Data Is Not Expertise: Polling Edition
I just want you all to know that I originally wrote “Polling Addition” and it took me a good ten minutes to figure out why it looked wrong.
One of the things that bugs me about a lot of algorithmic technology is that it is often used as an excuse to push expertise to the side. The recent story about how Nevada used an algorithm to cut the number of at-risk kids in its schools by two-thirds is a good example of this trend. The people who worked with these kids knew that the result was garbage and had good, fair, and understandable reasons why that was so. I bring this up because I saw a piece by Nate Cohen, the New York Times’ poll guru, that made me think that at least some pollsters are doing something similar from the other direction.

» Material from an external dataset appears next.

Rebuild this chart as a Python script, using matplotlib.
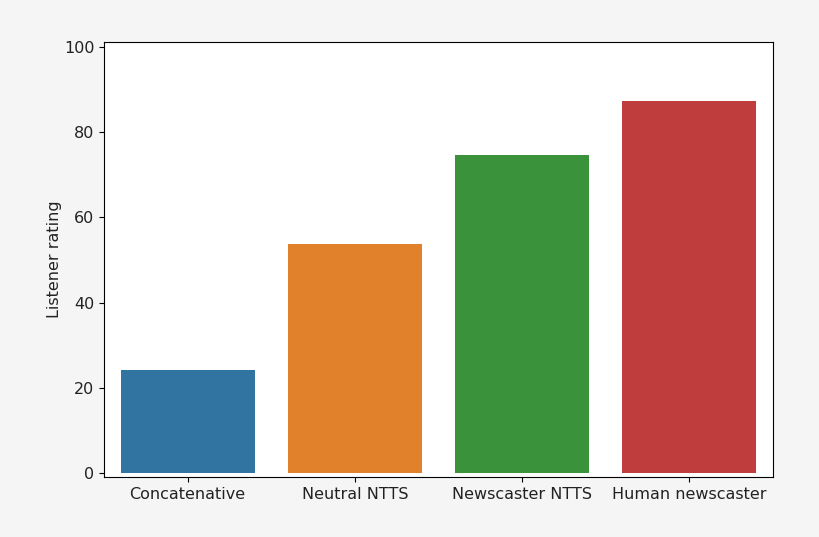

Cohen’s article made a couple of things very clear. First, pollsters are likely over-correcting for their misses in 2016 and 2020 and under correcting for their misses in 2021 and 2022. Apparently, pollsters were “traumatized” by missing trump voters before 2021 and pretty okay with missing Democratic voters after 2020. Second, what they call polling isn’t — they are modeling. Pollsters are taking their raw numbers and adjusting them to fit the electorate they have in their collective heads.
You could argue, reading the above, that pollsters are not actually replacing expertise with data — that they are letting their expertise guide their data. I can see the argument, but I do not think that is quite what is going on here. Cohen in his article states that pollsters simply do not believe more democratic results and that some of them adjust those results away. I don’t think that is substituting expertise for data. I think pollsters are being driven by their misses in the last two presidential elections and are trying to make 2024’s data look more like 2016 and 2020’s data. They are, in my opinion, substituting old data for current data. It is, I admit, a subtle point, but one I believe is valid.
Cohen himself is a great example of this. He says in the article that he would not believe a +7 result for Harris in PA. That quote gives away the game. A +7 result for Harris is a potentially reasonable result. Why? The Dobbs decision has angered a lot of women. Trump underperformed his polling in the primary and it is reasonable to assume that some percentage of those people will vote against him or not vote for him. There has been an upsurge in female and younger voter registrations since Dobbs and a second one since Harris became the nominee. And, as mentioned, polls have consistently underestimated Democrats since Dobbs. Now, there are counter arguments to each of those points, but Cohen doesn’t make them. His premise is simply that good numbers for Harris must be wrong because good numbers for Democratics in 2016 and 2020 were wrong.
That is not applying expertise — that is abandoning expertise in favor of old data. Reflexively leaning on past data, past performance, is, in my view, merely a version of the data replacing expertise problem. Pollsters as a class are so wedded to their numbers that when their models fail them, they insist that the future must look like the past. In doing so, they are using data — past results — as a crutch for not dealing with the potential reality their current data is trying to help them see. Instead of their expertise being informed by up-to-date data, it is being replaced by four-year-old data.
I am not an enemy of data driven decisions. But it is important to remember that data is never the whole story. It is a map to the territory, but maps are not the territory. You must be willing to have your expertise informed by data, but you must also not allow your data to overwhelm your expertise, to substitute for it. There is no wisdom in numbers by themselves. Wisdom only comes from using numbers to inform your thinking. Anything else is just an abdication of your responsibility as a thinking person.
Today is election day in the US. If you haven’t voted, please do so. A lot is riding on making the right choice.